For the left side, we use a substitution: let $$u = q - kQ$$, then $$du = -k \, dQ$$, which means $$dQ = -\frac{1}{k} \, du$$. Substituting this into the integral gives:

$$\int \frac{1}{u} \left(-\frac{1}{k}\right) du = -\frac{1}{k} \int \frac{1}{u} du = -\frac{1}{k} \ln|u| + C_1 = -\frac{1}{k} \ln|q - kQ| + C_1$$

For the right side, the integral is straightforward:

$$\int dt = t + C_2$$

Equating the results from both sides, and combining the constants $$C_1$$ and $$C_2$$ into a single constant $$C$$:

$$-\frac{1}{k} \ln|q - kQ| = t + C$$

**step3 Solve for Q(t) and Apply Initial Conditions**

We now need to isolate $$Q(t)$$. First, multiply by $$-k$$ and then exponentiate both sides to remove the natural logarithm:

$$\ln|q - kQ| = -kt - kC$$

$$|q - kQ| = e^{-kt - kC} = e^{-kC} e^{-kt}$$

Let $$A = \pm e^{-kC}$$, which is an arbitrary constant.

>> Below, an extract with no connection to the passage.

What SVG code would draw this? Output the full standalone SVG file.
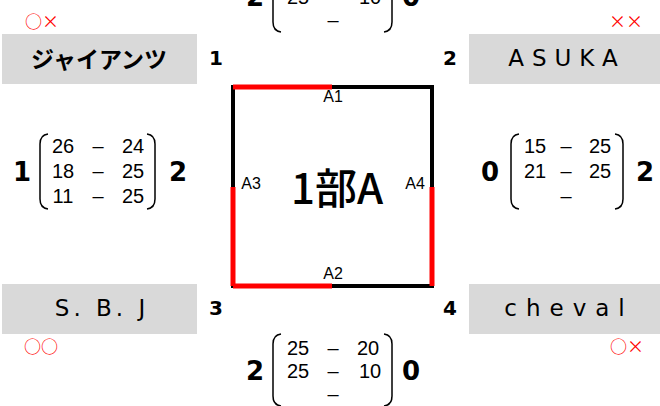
<svg xmlns="http://www.w3.org/2000/svg" width="660" height="406" viewBox="0 0 660 406">
<style>
.box{fill:#d9d9d9}
.name{font-family:"Noto Sans CJK JP","Liberation Sans",sans-serif;font-size:23px;font-weight:bold;fill:#000;text-anchor:middle;dominant-baseline:central}
.lat{font-family:"DejaVu Sans","Liberation Sans",sans-serif;font-size:23px;font-weight:500;fill:#000;text-anchor:middle;dominant-baseline:central}
.rec{font-family:"Noto Sans CJK JP","DejaVu Sans",sans-serif;font-size:17px;fill:#f00;text-anchor:middle;dominant-baseline:central}
.num{font-family:"DejaVu Sans","Liberation Sans",sans-serif;font-size:20px;font-weight:900;fill:#000;text-anchor:middle;dominant-baseline:central}
.sc{font-family:"DejaVu Sans","Liberation Sans",sans-serif;font-size:26px;font-weight:900;fill:#000;text-anchor:middle;dominant-baseline:central}
.pt{font-family:"Liberation Sans",Arial,sans-serif;font-size:20px;fill:#000;text-anchor:middle;dominant-baseline:central}
.br{fill:none;stroke:#000;stroke-width:1.5}
.lbl{font-family:"Liberation Sans",Arial,sans-serif;font-size:16px;fill:#000;text-anchor:middle;dominant-baseline:central}
.ttl{font-family:"Noto Sans CJK JP","Liberation Sans",sans-serif;font-size:42px;font-weight:500;fill:#000;text-anchor:middle;dominant-baseline:central}
</style>
<g id="court">
<rect x="233" y="87" width="199" height="199" fill="none" stroke="#000" stroke-width="4"/>
<g stroke="#f00" stroke-width="5" fill="none">
<line x1="233" y1="87" x2="332" y2="87"/>
<line x1="233" y1="187" x2="233" y2="286"/>
<line x1="233" y1="286" x2="332" y2="286"/>
<line x1="432" y1="187" x2="432" y2="286"/>
</g>
<text class="lbl" x="333" y="96">A1</text>
<text class="lbl" x="333" y="273">A2</text>
<text class="lbl" x="251" y="183">A3</text>
<text class="lbl" x="415" y="183">A4</text>
<text class="ttl" x="337" y="185">1部A</text>
</g>
<g id="team1">
<rect class="box" x="2" y="34" width="195" height="50"/>
<text class="name" x="99" y="58">ジャイアンツ</text>
<text class="rec" x="42" y="20">○×</text>
<text class="num" x="216" y="58">1</text>
</g>
<g id="team2">
<rect class="box" x="469" y="34" width="191" height="50"/>
<text class="lat" x="567" y="58" letter-spacing="8">ASUKA</text>
<text class="rec" x="626" y="20">××</text>
<text class="num" x="450" y="58">2</text>
</g>
<g id="team3">
<rect class="box" x="2" y="284" width="195" height="50"/>
<text class="lat" x="102" y="308" letter-spacing="4">S. B. J</text>
<text class="rec" x="41" y="345">○○</text>
<text class="num" x="216" y="308">3</text>
</g>
<g id="team4">
<rect class="box" x="469" y="284" width="191" height="50"/>
<text class="lat" x="569" y="308" letter-spacing="9">cheval</text>
<text class="rec" x="627" y="345">○×</text>
<text class="num" x="450" y="308">4</text>
</g>
<g id="connectors">
<g id="match-left">
<text class="sc" x="22" y="172">1</text>
<path class="br" d="M48,134 Q40,135 40,144 L40,199 Q40,208 48,209"/>
<path class="br" d="M147,134 Q155,135 155,144 L155,199 Q155,208 147,209"/>
<text class="pt" x="63" y="146">26</text><text class="pt" x="98" y="146">–</text><text class="pt" x="133" y="146">24</text>
<text class="pt" x="63" y="171">18</text><text class="pt" x="98" y="171">–</text><text class="pt" x="133" y="171">25</text>
<text class="pt" x="63" y="196">11</text><text class="pt" x="98" y="196">–</text><text class="pt" x="133" y="196">25</text>
<text class="sc" x="178" y="172">2</text>
</g>
<g id="match-right">
<text class="sc" x="490" y="172">0</text>
<path class="br" d="M519,134 Q511,135 511,144 L511,199 Q511,208 519,209"/>
<path class="br" d="M615,134 Q623,135 623,144 L623,199 Q623,208 615,209"/>
<text class="pt" x="535" y="146">15</text><text class="pt" x="566" y="146">–</text><text class="pt" x="600" y="146">25</text>
<text class="pt" x="535" y="171">21</text><text class="pt" x="566" y="171">–</text><text class="pt" x="600" y="171">25</text>
<text class="pt" x="566" y="196">–</text>
<text class="sc" x="645" y="172">2</text>
</g>
<g id="match-bottom">
<text class="sc" x="255" y="371">2</text>
<path class="br" d="M281,334 Q273,335 273,344 L273,396 Q273,405 281,406"/>
<path class="br" d="M384,334 Q392,335 392,344 L392,396 Q392,405 384,406"/>
<text class="pt" x="298" y="348">25</text><text class="pt" x="333" y="348">–</text><text class="pt" x="368" y="348">20</text>
<text class="pt" x="298" y="371">25</text><text class="pt" x="333" y="371">–</text><text class="pt" x="370" y="371">10</text>
<text class="pt" x="333" y="394">–</text>
<text class="sc" x="411" y="371">0</text>
</g>
<g id="match-top">
<text class="sc" x="255" y="-3">2</text>
<path class="br" d="M281,-40 Q273,-39 273,-30 L273,22 Q273,31 281,32"/>
<path class="br" d="M384,-40 Q392,-39 392,-30 L392,22 Q392,31 384,32"/>
<text class="pt" x="298" y="-3">25</text><text class="pt" x="333" y="-3">–</text><text class="pt" x="370" y="-3">10</text>
<text class="pt" x="333" y="20">–</text>
<text class="sc" x="411" y="-3">0</text>
</g>
</g>
</svg>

The equation becomes:

$$q - kQ = A e^{-kt}$$

Now, solve for $$Q$$:

$$-kQ = A e^{-kt} - q$$

$$Q(t) = \frac{q}{k} - \frac{A}{k} e^{-kt}$$

Let $$B = -\frac{A}{k}$$, which is another arbitrary constant. The general solution is:

$$Q(t) = \frac{q}{k} + B e^{-kt}$$

Finally, we use the initial condition $$Q=Q_0$$ when $$t=0$$ to find the specific value of $$B$$. Substitute these values into the general solution:

$$Q_0 = \frac{q}{k} + B e^{-k(0)}$$

$$Q_0 = \frac{q}{k} + B$$

Solving for $$B$$:

$$B = Q_0 - \frac{q}{k}$$

Substitute this value of $$B$$ back into the general solution to get the particular solution:

$$Q(t) = \frac{q}{k} + \left(Q_0 - \frac{q}{k}\right) e^{-kt}$$

## Question1.C:

**step1 Determine the Limit of Q(t) as t Approaches Infinity**

To find the long-term behavior of the glucose amount in the bloodstream, we need to evaluate the limit of $$Q(t)$$ as time $$t$$ approaches infinity. We use the solution obtained in part (b).

$$\lim_{t \rightarrow \infty} Q(t) = \lim_{t \rightarrow \infty} \left[ \frac{q}{k} + \left(Q_0 - \frac{q}{k}\right) e^{-kt} \right]$$

**step2 Evaluate the Limit**

As $$t$$ becomes very large (approaches infinity), the exponential term $$e^{-kt}$$ will approach zero, assuming that $$k$$ (the proportionality constant for removal) is a positive value. A positive $$k$$ means glucose is actually being removed, which is a reasonable physical assumption.

$$\lim_{t \rightarrow \infty} e^{-kt} = 0$$

Substituting this into the limit expression:

$$\lim_{t \rightarrow \infty} Q(t) = \frac{q}{k} + \left(Q_0 - \frac{q}{k}\right) \times 0$$

$$\lim_{t \rightarrow \infty} Q(t) = \frac{q}{k}$$

This means that over a long period, the amount of glucose in the bloodstream will stabilize at a constant value, where the rate of glucose entering the bloodstream equals the rate of glucose leaving it.